PROBLEM → Leaving out the pictures, retype all the material exactly.

SUPPLIED MATERIAL →
########################################

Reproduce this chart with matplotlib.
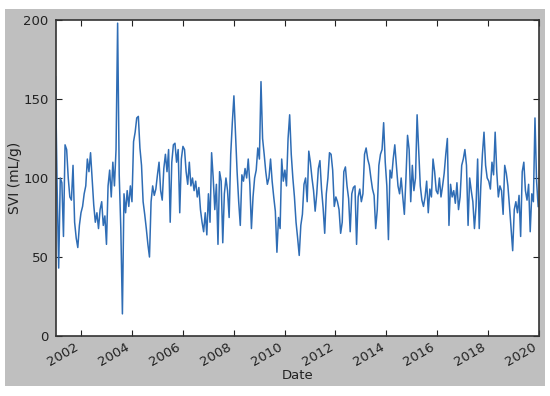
import matplotlib
matplotlib.use("Agg")
import matplotlib.pyplot as plt
import matplotlib.dates as mdates
from matplotlib.patches import Rectangle
import pandas as pd

# SVI values, ~16 readings per year, 2001 -> 2019
svi = [
    # 2001
    164, 95, 43, 100, 97, 63, 121, 118, 100, 88, 86, 108, 72, 62, 56, 70,
    # 2002
    78, 82, 90, 95, 112, 104, 116, 100, 83, 72, 78, 68, 80, 85, 70, 76,
    # 2003
    58, 95, 105, 88, 110, 95, 118, 198, 102, 68, 14, 90, 78, 92, 82, 95,
    # 2004
    85, 123, 129, 138, 139, 119, 108, 85, 77, 68, 58, 50, 85, 95, 89, 93,
    # 2005
    102, 110, 92, 86, 106, 115, 104, 118, 72, 110, 121, 122, 110, 118, 78, 112,
    # 2006
    120, 118, 104, 96, 110, 95, 100, 92, 98, 88, 94, 80, 72, 66, 78, 64,
    # 2007
    90, 72, 116, 100, 80, 96, 58, 104, 98, 59, 90, 100, 92, 75, 115, 135,
    # 2008
    152, 128, 104, 85, 70, 102, 98, 106, 100, 112, 96, 68, 88, 100, 105, 119,
    # 2009
    112, 161, 125, 115, 104, 96, 100, 112, 98, 88, 79, 53, 75, 68, 112, 98,
    # 2010
    105, 95, 125, 140, 115, 100, 88, 72, 62, 51, 70, 77, 96, 100, 85, 117,
    # 2011
    110, 100, 92, 79, 90, 106, 111, 93, 81, 65, 90, 100, 116, 115, 105, 82,
    # 2012
    88, 85, 80, 65, 72, 104, 107, 95, 87, 66, 90, 94, 95, 58, 88, 93,
    # 2013
    85, 90, 115, 119, 112, 108, 100, 93, 89, 68, 80, 108, 115, 118, 135, 110,
    # 2014
    95, 61, 105, 100, 112, 121, 108, 95, 90, 100, 88, 77, 100, 127, 118, 85,
    # 2015
    108, 92, 100, 140, 118, 95, 86, 82, 88, 98, 78, 93, 88, 112, 104, 92,
    # 2016
    90, 100, 88, 95, 103, 115, 125, 70, 96, 88, 92, 84, 97, 80, 88, 108,
    # 2017
    112, 118, 108, 70, 100, 92, 85, 68, 82, 112, 68, 95, 115, 129, 108, 100,
    # 2018
    98, 93, 110, 102, 129, 104, 88, 95, 92, 77, 108, 103, 95, 82, 68, 54,
    # 2019
    80, 85, 78, 89, 63, 104, 110, 92, 86, 96, 66, 90, 85, 138, 98, 82,
]
dates = pd.date_range("2001-01-01", "2019-12-20", periods=len(svi))

x_start, x_end = "2001-01-01", "2020-01-01"
y_min, y_max = 0, 200

fig = plt.figure(figsize=(5.5, 3.96), dpi=100, facecolor="white")
# grey panel like the old classic style background
fig.patches.append(Rectangle((5 / 550, 10 / 396), 540 / 550, 377 / 396,
                             transform=fig.transFigure, facecolor="#bfbfbf",
                             edgecolor="none", zorder=-1))

ax = fig.add_axes([55.5 / 550, 60 / 396, 483.5 / 550, 316 / 396])
ax.plot(dates, svi, color="#2f6db5", linewidth=1.1)

ax.set_xlim(pd.Timestamp(x_start), pd.Timestamp(x_end))
ax.set_ylim(y_min, y_max)
ax.set_yticks([0, 50, 100, 150, 200])
ax.xaxis.set_major_locator(mdates.YearLocator(2))
ax.xaxis.set_major_formatter(mdates.DateFormatter("%Y"))

ax.tick_params(direction="in", top=True, right=True, length=4, width=0.8,
               labelsize=9.5, colors="#222222")
ax.tick_params(axis="x", pad=3)
ax.tick_params(axis="y", pad=5)
for sp in ax.spines.values():
    sp.set_color("#333333")
    sp.set_linewidth(1.2)

for lbl in ax.get_xticklabels():
    lbl.set_rotation(30)
    lbl.set_ha("right")

ax.set_xlabel("Date", fontsize=9.5, color="#222222")
ax.set_ylabel("SVI (mL/g)", fontsize=10, color="#222222")
ax.yaxis.set_label_coords(-0.069, 0.5)
ax.xaxis.set_label_coords(0.5, -0.104)

fig.savefig("out.png", dpi=100, facecolor=fig.get_facecolor())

########################################

THE RESPONSE →
Reproduce this chart with matplotlib.
import matplotlib
matplotlib.use("Agg")
import matplotlib.pyplot as plt
import matplotlib.dates as mdates
from matplotlib.patches import Rectangle
import pandas as pd

# SVI values, ~16 readings per year, 2001 -> 2019
svi = [
    # 2001
    164, 95, 43, 100, 97, 63, 121, 118, 100, 88, 86, 108, 72, 62, 56, 70,
    # 2002
    78, 82, 90, 95, 112, 104, 116, 100, 83, 72, 78, 68, 80, 85, 70, 76,
    # 2003
    58, 95, 105, 88, 110, 95, 118, 198, 102, 68, 14, 90, 78, 92, 82, 95,
    # 2004
    85, 123, 129, 138, 139, 119, 108, 85, 77, 68, 58, 50, 85, 95, 89, 93,
    # 2005
    102, 110, 92, 86, 106, 115, 104, 118, 72, 110, 121, 122, 110, 118, 78, 112,
    # 2006
    120, 118, 104, 96, 110, 95, 100, 92, 98, 88, 94, 80, 72, 66, 78, 64,
    # 2007
    90, 72, 116, 100, 80, 96, 58, 104, 98, 59, 90, 100, 92, 75, 115, 135,
    # 2008
    152, 128, 104, 85, 70, 102, 98, 106, 100, 112, 96, 68, 88, 100, 105, 119,
    # 2009
    112, 161, 125, 115, 104, 96, 100, 112, 98, 88, 79, 53, 75, 68, 112, 98,
    # 2010
    105, 95, 125, 140, 115, 100, 88, 72, 62, 51, 70, 77, 96, 100, 85, 117,
    # 2011
    110, 100, 92, 79, 90, 106, 111, 93, 81, 65, 90, 100, 116, 115, 105, 82,
    # 2012
    88, 85, 80, 65, 72, 104, 107, 95, 87, 66, 90, 94, 95, 58, 88, 93,
    # 2013
    85, 90, 115, 119, 112, 108, 100, 93, 89, 68, 80, 108, 115, 118, 135, 110,
    # 2014
    95, 61, 105, 100, 112, 121, 108, 95, 90, 100, 88, 77, 100, 127, 118, 85,
    # 2015
    108, 92, 100, 140, 118, 95, 86, 82, 88, 98, 78, 93, 88, 112, 104, 92,
    # 2016
    90, 100, 88, 95, 103, 115, 125, 70, 96, 88, 92, 84, 97, 80, 88, 108,
    # 2017
    112, 118, 108, 70, 100, 92, 85, 68, 82, 112, 68, 95, 115, 129, 108, 100,
    # 2018
    98, 93, 110, 102, 129, 104, 88, 95, 92, 77, 108, 103, 95, 82, 68, 54,
    # 2019
    80, 85, 78, 89, 63, 104, 110, 92, 86, 96, 66, 90, 85, 138, 98, 82,
]
dates = pd.date_range("2001-01-01", "2019-12-20", periods=len(svi))

x_start, x_end = "2001-01-01", "2020-01-01"
y_min, y_max = 0, 200

fig = plt.figure(figsize=(5.5, 3.96), dpi=100, facecolor="white")
# grey panel like the old classic style background
fig.patches.append(Rectangle((5 / 550, 10 / 396), 540 / 550, 377 / 396,
                             transform=fig.transFigure, facecolor="#bfbfbf",
                             edgecolor="none", zorder=-1))

ax = fig.add_axes([55.5 / 550, 60 / 396, 483.5 / 550, 316 / 396])
ax.plot(dates, svi, color="#2f6db5", linewidth=1.1)

ax.set_xlim(pd.Timestamp(x_start), pd.Timestamp(x_end))
ax.set_ylim(y_min, y_max)
ax.set_yticks([0, 50, 100, 150, 200])
ax.xaxis.set_major_locator(mdates.YearLocator(2))
ax.xaxis.set_major_formatter(mdates.DateFormatter("%Y"))

ax.tick_params(direction="in", top=True, right=True, length=4, width=0.8,
               labelsize=9.5, colors="#222222")
ax.tick_params(axis="x", pad=3)
ax.tick_params(axis="y", pad=5)
for sp in ax.spines.values():
    sp.set_color("#333333")
    sp.set_linewidth(1.2)

for lbl in ax.get_xticklabels():
    lbl.set_rotation(30)
    lbl.set_ha("right")

ax.set_xlabel("Date", fontsize=9.5, color="#222222")
ax.set_ylabel("SVI (mL/g)", fontsize=10, color="#222222")
ax.yaxis.set_label_coords(-0.069, 0.5)
ax.xaxis.set_label_coords(0.5, -0.104)

fig.savefig("out.png", dpi=100, facecolor=fig.get_facecolor())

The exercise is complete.